An American citizen known to have fought with Kremlin-backed separatists in Ukraine — and who once ran for the U.S. Senate in Minnesota — has died in Russian-occupied territory, Moscow said Friday evening.
American reportedly killed in Ukraine ran for Minnesota U.S. Senate seat in 1990
Russell Bentley was a marijuana legalization activist when he challenged Rudy Boschwitz in the race won by Paul Wellstone.
Russell Bentley, 64, was no longer involved in military operations and had previously worked for state-owned Russian news agency Sputnik, the Associated Press reported.

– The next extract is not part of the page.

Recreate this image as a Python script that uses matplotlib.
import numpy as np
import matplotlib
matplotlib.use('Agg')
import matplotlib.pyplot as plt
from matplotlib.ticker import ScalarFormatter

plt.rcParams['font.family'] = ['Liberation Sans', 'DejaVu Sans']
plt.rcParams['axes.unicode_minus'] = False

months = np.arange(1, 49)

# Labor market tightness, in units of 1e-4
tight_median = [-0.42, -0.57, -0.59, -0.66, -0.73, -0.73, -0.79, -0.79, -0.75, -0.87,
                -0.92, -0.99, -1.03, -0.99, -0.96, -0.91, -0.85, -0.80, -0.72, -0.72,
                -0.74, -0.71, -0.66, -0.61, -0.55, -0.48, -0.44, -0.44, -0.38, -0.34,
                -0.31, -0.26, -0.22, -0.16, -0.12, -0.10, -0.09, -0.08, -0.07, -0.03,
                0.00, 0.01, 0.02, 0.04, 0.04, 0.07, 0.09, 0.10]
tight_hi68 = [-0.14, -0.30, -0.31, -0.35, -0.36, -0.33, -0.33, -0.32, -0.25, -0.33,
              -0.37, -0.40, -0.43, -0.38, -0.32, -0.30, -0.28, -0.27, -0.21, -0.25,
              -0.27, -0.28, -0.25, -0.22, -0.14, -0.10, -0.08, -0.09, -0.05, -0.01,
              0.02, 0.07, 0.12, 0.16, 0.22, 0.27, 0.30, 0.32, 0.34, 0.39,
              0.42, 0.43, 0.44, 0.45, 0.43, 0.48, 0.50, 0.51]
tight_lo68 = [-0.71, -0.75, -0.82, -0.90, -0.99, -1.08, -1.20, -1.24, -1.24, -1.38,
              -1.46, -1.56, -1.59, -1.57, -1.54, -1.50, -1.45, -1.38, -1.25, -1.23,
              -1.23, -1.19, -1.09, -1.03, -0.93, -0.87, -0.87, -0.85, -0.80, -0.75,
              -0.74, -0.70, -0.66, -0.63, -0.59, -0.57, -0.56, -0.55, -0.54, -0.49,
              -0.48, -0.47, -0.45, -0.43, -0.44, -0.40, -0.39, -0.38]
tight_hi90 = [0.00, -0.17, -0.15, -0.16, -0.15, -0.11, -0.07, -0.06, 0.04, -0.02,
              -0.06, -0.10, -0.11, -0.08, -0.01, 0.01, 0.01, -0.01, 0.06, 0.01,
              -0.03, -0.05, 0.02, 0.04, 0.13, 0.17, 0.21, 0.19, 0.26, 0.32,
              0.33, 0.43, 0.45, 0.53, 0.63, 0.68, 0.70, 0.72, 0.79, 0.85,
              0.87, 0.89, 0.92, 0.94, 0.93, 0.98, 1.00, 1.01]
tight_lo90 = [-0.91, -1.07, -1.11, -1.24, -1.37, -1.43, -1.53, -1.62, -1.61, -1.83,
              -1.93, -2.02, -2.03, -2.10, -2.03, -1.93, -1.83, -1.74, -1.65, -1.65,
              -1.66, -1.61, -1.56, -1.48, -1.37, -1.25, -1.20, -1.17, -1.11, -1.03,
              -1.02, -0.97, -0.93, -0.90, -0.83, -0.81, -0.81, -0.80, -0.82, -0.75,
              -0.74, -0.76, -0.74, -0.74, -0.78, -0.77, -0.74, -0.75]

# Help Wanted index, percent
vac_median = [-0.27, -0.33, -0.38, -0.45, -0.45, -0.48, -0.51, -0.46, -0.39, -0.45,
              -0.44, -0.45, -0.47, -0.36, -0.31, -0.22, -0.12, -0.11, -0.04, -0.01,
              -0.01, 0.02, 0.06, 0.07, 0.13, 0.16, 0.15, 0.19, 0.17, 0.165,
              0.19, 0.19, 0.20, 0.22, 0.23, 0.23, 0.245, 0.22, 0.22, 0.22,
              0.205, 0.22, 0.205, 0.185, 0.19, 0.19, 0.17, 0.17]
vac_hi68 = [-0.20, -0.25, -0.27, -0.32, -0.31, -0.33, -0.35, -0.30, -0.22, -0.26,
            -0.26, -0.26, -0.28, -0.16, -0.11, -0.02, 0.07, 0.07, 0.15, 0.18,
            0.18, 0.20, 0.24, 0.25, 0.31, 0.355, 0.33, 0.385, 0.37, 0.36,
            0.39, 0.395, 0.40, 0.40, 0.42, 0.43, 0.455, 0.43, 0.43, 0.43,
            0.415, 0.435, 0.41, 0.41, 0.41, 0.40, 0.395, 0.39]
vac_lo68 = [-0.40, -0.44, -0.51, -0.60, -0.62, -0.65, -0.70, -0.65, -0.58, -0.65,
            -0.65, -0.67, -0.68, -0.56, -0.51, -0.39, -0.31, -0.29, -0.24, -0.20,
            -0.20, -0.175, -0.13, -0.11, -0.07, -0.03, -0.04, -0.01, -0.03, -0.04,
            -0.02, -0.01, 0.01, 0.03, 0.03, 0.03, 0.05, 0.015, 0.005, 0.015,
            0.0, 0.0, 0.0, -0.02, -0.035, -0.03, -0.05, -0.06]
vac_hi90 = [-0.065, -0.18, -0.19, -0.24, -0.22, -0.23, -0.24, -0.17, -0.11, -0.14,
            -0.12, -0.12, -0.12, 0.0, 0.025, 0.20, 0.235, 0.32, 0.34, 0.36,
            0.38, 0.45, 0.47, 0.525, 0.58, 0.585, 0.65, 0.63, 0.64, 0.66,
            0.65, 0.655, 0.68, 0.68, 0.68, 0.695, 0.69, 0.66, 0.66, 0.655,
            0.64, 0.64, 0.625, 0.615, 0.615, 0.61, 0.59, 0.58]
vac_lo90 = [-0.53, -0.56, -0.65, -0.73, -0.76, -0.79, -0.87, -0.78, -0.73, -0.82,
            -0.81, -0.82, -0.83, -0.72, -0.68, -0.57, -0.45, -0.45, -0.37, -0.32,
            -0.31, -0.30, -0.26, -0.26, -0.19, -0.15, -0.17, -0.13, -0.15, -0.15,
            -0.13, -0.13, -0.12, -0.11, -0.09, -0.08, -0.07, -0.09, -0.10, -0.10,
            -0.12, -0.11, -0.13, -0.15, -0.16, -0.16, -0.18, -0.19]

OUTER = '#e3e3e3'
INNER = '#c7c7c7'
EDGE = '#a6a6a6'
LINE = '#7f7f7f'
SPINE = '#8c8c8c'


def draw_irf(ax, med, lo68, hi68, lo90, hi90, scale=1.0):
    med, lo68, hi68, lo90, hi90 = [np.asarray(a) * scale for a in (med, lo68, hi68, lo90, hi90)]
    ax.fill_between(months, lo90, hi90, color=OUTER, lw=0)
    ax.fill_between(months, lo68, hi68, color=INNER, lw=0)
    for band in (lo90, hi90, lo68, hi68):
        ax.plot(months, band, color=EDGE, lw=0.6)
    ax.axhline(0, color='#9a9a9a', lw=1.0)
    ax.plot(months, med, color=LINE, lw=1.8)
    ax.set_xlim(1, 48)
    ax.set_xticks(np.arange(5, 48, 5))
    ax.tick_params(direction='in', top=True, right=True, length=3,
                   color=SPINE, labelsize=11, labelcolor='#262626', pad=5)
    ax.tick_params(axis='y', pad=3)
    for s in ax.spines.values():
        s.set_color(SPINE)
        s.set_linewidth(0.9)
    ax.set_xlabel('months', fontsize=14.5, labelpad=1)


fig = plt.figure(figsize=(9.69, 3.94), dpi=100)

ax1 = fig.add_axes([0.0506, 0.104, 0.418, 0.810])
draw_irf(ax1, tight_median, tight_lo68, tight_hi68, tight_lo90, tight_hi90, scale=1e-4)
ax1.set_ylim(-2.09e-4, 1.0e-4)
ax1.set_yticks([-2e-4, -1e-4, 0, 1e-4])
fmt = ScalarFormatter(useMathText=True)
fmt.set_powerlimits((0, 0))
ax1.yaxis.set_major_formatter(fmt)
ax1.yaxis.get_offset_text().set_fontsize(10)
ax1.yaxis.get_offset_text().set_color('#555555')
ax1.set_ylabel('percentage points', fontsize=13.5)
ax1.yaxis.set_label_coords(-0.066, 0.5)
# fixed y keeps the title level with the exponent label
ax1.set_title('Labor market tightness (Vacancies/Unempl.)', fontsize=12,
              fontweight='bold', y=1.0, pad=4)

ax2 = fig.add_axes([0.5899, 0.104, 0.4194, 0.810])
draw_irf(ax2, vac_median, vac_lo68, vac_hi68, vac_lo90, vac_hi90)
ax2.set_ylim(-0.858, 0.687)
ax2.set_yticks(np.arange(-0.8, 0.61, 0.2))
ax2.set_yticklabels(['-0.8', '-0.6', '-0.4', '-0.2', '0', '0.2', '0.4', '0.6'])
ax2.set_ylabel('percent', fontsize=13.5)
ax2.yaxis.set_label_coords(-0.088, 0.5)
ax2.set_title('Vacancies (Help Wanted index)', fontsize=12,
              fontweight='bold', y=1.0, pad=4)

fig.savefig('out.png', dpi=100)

His death was confirmed by his former battalion and by Margarita Simonyan, head of the state-funded television channel RT, who described him as “a real American,” according to the AP.

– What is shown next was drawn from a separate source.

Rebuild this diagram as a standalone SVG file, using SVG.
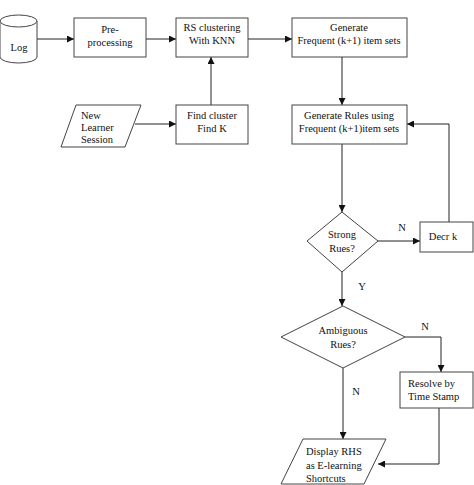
<svg xmlns="http://www.w3.org/2000/svg" width="474" height="485" viewBox="0 0 474 485">
<style>
.n{fill:#fff;stroke:#444;stroke-width:1}
.t{font-family:"Liberation Serif","Times New Roman",serif;font-size:10.5px;fill:#111;text-anchor:middle}
.l{text-anchor:start}
.c{fill:none;stroke:#222;stroke-width:1}
</style>
<defs>
<marker id="a" viewBox="0 0 10 10" refX="10" refY="5" markerWidth="7" markerHeight="7" markerUnits="userSpaceOnUse" orient="auto">
<path d="M0,0 L10,5 L0,10 z" fill="#111"/>
</marker>
</defs>
<rect width="474" height="485" fill="#fff"/>
<g id="connectors">
<path class="c" d="M37,39 H74" marker-end="url(#a)"/>
<path class="c" d="M146,39 H176" marker-end="url(#a)"/>
<path class="c" d="M248,39 H292" marker-end="url(#a)"/>
<path class="c" d="M211,105 V57" marker-end="url(#a)"/>
<path class="c" d="M135,124 H176" marker-end="url(#a)"/>
<path class="c" d="M342,57 V105" marker-end="url(#a)"/>
<path class="c" d="M342,144 V212" marker-end="url(#a)"/>
<path class="c" d="M378,241 H420" marker-end="url(#a)"/>
<path class="c" d="M449,222 V124 H407" marker-end="url(#a)"/>
<path class="c" d="M342,272 V306" marker-end="url(#a)"/>
<path class="c" d="M405,337 H441 V372" marker-end="url(#a)"/>
<path class="c" d="M343,368 V439" marker-end="url(#a)"/>
<path class="c" d="M439,408 V464 H378" marker-end="url(#a)"/>
<text class="t" x="402" y="231">N</text>
<text class="t" x="362" y="290">Y</text>
<text class="t" x="425" y="330">N</text>
<text class="t" x="356" y="395">N</text>
</g>
<g id="log">
<path class="n" d="M0,21 V57 A18.5,6 0 0 0 37,57 V21"/>
<ellipse class="n" cx="18.5" cy="21" rx="18.5" ry="6"/>
<text class="t" x="19" y="51">Log</text>
</g>
<g id="preprocessing">
<rect class="n" x="74" y="18" width="72" height="39"/>
<text class="t" x="110" y="33">Pre-</text>
<text class="t" x="110" y="46">processing</text>
</g>
<g id="rs-clustering">
<rect class="n" x="176" y="18" width="72" height="39"/>
<text class="t" x="212" y="31">RS clustering</text>
<text class="t" x="212" y="44">With KNN</text>
</g>
<g id="generate">
<rect class="n" x="292" y="18" width="115" height="39"/>
<text class="t" x="349" y="31">Generate</text>
<text class="t" x="349" y="44">Frequent (k+1) item sets</text>
</g>
<g id="new-learner">
<path class="n" d="M76,105 H141 L125,147 H61 Z"/>
<text class="t l" x="81" y="119">New</text>
<text class="t l" x="81" y="131">Learner</text>
<text class="t l" x="81" y="143">Session</text>
</g>
<g id="find-cluster">
<rect class="n" x="176" y="105" width="72" height="39"/>
<text class="t" x="212" y="119">Find cluster</text>
<text class="t" x="212" y="132">Find K</text>
</g>
<g id="generate-rules">
<rect class="n" x="292" y="105" width="115" height="39"/>
<text class="t" x="349" y="119">Generate Rules using</text>
<text class="t" x="349" y="132">Frequent (k+1)item sets</text>
</g>
<g id="strong-rules">
<path class="n" d="M342,212 L378,241 L342,272 L307,241 Z"/>
<text class="t" x="342" y="238">Strong</text>
<text class="t" x="342" y="252">Rues?</text>
</g>
<g id="decr-k">
<rect class="n" x="420" y="222" width="53" height="30"/>
<text class="t" x="443" y="240">Decr  k</text>
</g>
<g id="ambiguous">
<path class="n" d="M343,306 L405,337 L343,368 L281,337 Z"/>
<text class="t" x="343" y="334">Ambiguous</text>
<text class="t" x="343" y="348">Rues?</text>
</g>
<g id="resolve">
<rect class="n" x="400" y="372" width="73" height="36"/>
<text class="t l" x="408" y="387">Resolve by</text>
<text class="t l" x="408" y="400">Time Stamp</text>
</g>
<g id="display">
<path class="n" d="M303,439 H386 L364,484 H281 Z"/>
<text class="t l" x="306" y="455">Display RHS</text>
<text class="t l" x="306" y="469">as E-learning</text>
<text class="t l" x="306" y="482">Shortcuts</text>
</g>
</svg>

No information has been released on the cause of Bentley’s death, but local police had reported the American as missing on April 8.
A native Texan born into wealth, Bentley was an ideological and professional vagabond who drew fascination from the media, especially after 2014 when he left the United States to fight against so-called “Nazis” in Russia’s widely condemned annexation of Crimea. He used the call sign “Texas” and had spent time in prison on charges of drug smuggling before leaving the U.S.

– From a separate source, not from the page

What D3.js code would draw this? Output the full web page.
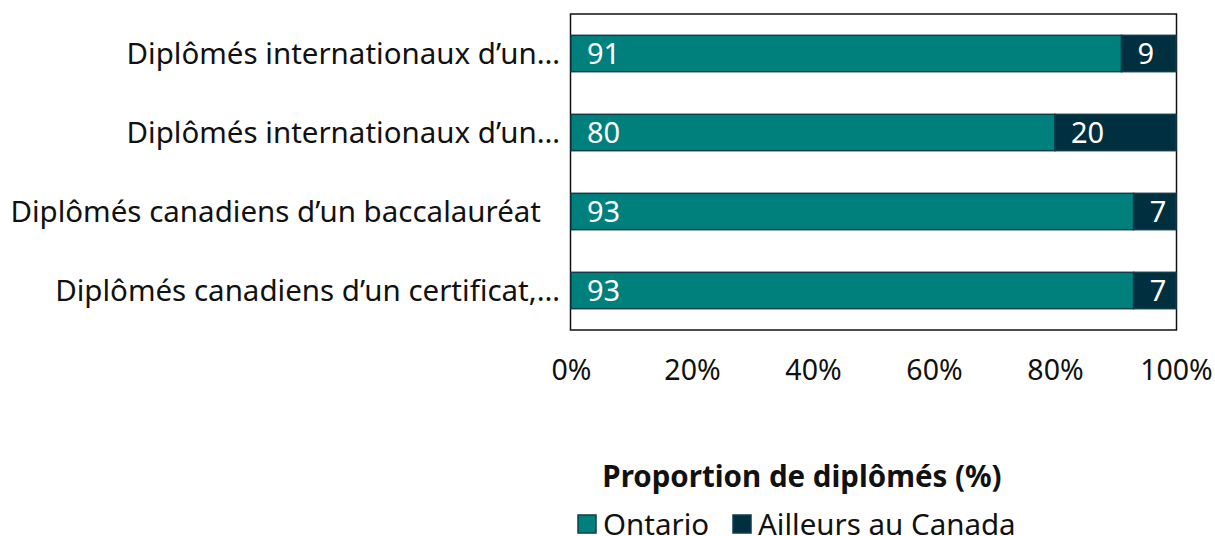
<!DOCTYPE html>
<html>
<head>
<meta charset="utf-8">
<script src="https://cdn.jsdelivr.net/npm/d3@7"></script>
<style>
  body { margin: 0; background: #fff; }
  svg text { font-family: "Noto Sans", sans-serif; }
</style>
</head>
<body>
<svg class="chart"></svg>
<script>
var categories = [
  'Diplômés internationaux d\u2019un…',
  'Diplômés internationaux d\u2019un…',
  'Diplômés canadiens d\u2019un baccalauréat',
  'Diplômés canadiens d\u2019un certificat,…'
];
var ontario = [91, 80, 93, 93];
var ailleurs = [9, 20, 7, 7];
var seriesNames = ['Ontario', 'Ailleurs au Canada'];
var xTicks = [0, 20, 40, 60, 80, 100];

var colors = ['#00807d', '#002f40'];

var svg = d3.select('.chart')
            .attr('width', 1215)
            .attr('height', 536);

var plotLeft = 571, plotRight = 1176, plotTop = 14, plotBottom = 330;

var xScale = d3.scaleLinear()
               .domain([0, 100])
               .range([plotLeft, plotRight]);

var yScale = d3.scaleBand()
               .domain(d3.range(categories.length))
               .range([plotTop, plotBottom])
               .paddingInner(0.54)
               .paddingOuter(0.27);

// stacked rows
var rows = categories.map(function (c, i) {
  return { i: i, values: [ontario[i], ailleurs[i]] };
});

// frame
svg.append('rect')
   .attr('x', plotLeft - 0.5)
   .attr('y', plotTop)
   .attr('width', plotRight - plotLeft + 1)
   .attr('height', plotBottom - plotTop)
   .attr('fill', 'none')
   .attr('stroke', '#111')
   .attr('stroke-width', 1.5);

rows.forEach(function (r) {
  var x0 = 0;
  r.values.forEach(function (v, k) {
    svg.append('rect')
       .attr('x', xScale(x0))
       .attr('y', yScale(r.i))
       .attr('width', xScale(x0 + v) - xScale(x0))
       .attr('height', yScale.bandwidth())
       .attr('fill', colors[k])
       .attr('stroke', '#103d4a')
       .attr('stroke-width', 1.5);

    svg.append('text')
       .attr('x', xScale(x0) + 16)
       .attr('y', yScale(r.i) + yScale.bandwidth() / 2)
       .attr('dy', '0.36em')
       .attr('fill', '#fff')
       .style('font-size', '29px')
       .text(v);
    x0 += v;
  });
});

// category labels
svg.selectAll('.cat')
   .data(categories)
   .join('text')
   .attr('class', 'cat')
   .attr('x', function (d, i) { return i === 2 ? 541 : 560; })
   .attr('y', function (d, i) { return yScale(i) + yScale.bandwidth() / 2; })
   .attr('dy', '0.36em')
   .attr('text-anchor', 'end')
   .attr('fill', '#111')
   .style('font-size', '29.5px')
   .text(function (d) { return d; });

// x axis
var xAxis = d3.axisBottom(xScale)
              .tickValues(xTicks)
              .tickSize(0)
              .tickPadding(30)
              .tickFormat(function (d) { return d + '%'; });

var gx = svg.append('g')
            .attr('transform', 'translate(0,' + plotBottom + ')')
            .call(xAxis);
gx.select('.domain').remove();
gx.selectAll('text')
  .style('font-size', '28.5px')
  .style('font-family', '"Noto Sans", sans-serif')
  .attr('fill', '#111');

// legend title
svg.append('text')
   .attr('x', 802)
   .attr('y', 487)
   .attr('text-anchor', 'middle')
   .attr('fill', '#111')
   .style('font-size', '29.5px')
   .style('font-weight', 'bold')
   .text('Proportion de diplômés (%)');

var legendX = [578, 733];
var legend = svg.selectAll('.leg')
                .data(seriesNames)
                .join('g')
                .attr('class', 'leg')
                .attr('transform', function (d, i) { return 'translate(' + legendX[i] + ',515)'; });

legend.append('rect')
      .attr('width', 18)
      .attr('height', 18)
      .attr('fill', function (d, i) { return colors[i]; })
      .attr('stroke', '#103d4a')
      .attr('stroke-width', 1.5);

legend.append('text')
      .attr('x', 25)
      .attr('y', 9)
      .attr('dy', '0.36em')
      .attr('fill', '#111')
      .style('font-size', '29.5px')
      .text(function (d) { return d; });
</script>
</body>
</html>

Bentley appears to have participated in armed combat, though his role as a Putin-parroting soldier of information warfare gained the most attention, including his video commentaries and podcasts of Russia’s invasion into Ukraine in 2024. (His YouTube channel is no longer available, but at least some of his videos can be found online, such as this one posted to X.)
According to profiles in Rolling Stone and Texas Monthly, as well as statements to the Star Tribune, Bentley said no to formal education but yes to Che Guevara and pot by junior high. He was bribed with a Rolex by his father to join the Army (which he later praised as so egalitarian as to be “socialist”), waited tables in his parents’ restaurant after they lost their fortune and played in various bands throughout.
Bentley followed a girlfriend to Minneapolis in 1990, where he listed his occupation as “tree surgeon” but concluded that a more appropriate pursuit was selling marijuana. While here, he became a political activist, mainly via the newly formed Grassroots Party, whose primary platform was legalizing cannabis.
In 1990, Bentley was the third candidate on the ballot in the U.S. Senate race in which DFL underdog Paul Wellstone defeated Republican Sen. Rudy Boschwitz. Bentley ran far behind and received 1.6% of the votes.
But his pot selling caught up with him. By 1996, federal officials accused him of drug conspiracy charges in connection with an investigation into hemp-grower Arlin Troutt, who in 1996 was the Grassroots Party’s nominee for vice president.
At the time, Star Tribune columnist Doug Grow wrote: “Bentley, a gregarious fellow … has been pushing Troutt’s candidacy. In addition, using the computer name ‘Bongo,’ Bentley has sent sympathetic reports about Troutt’s drug trial out on the World Wide Web. Bentley’s wife said that when her husband was busted two nights ago, agents said, ‘We got Bongo!’”
Bentley was tried in Texas, convicted and sentenced to more than five years. He told Texas Monthly he was sent to a halfway house in Minneapolis but, months before his scheduled release, he failed a drug test and feared reincarceration. He said he used a pocket knife to cut open his screen window and escaped, becoming a fugitive in 1999.
He was recaptured in the state of Washington and served in a maximum security facility until his release in 2008, federal prison records show.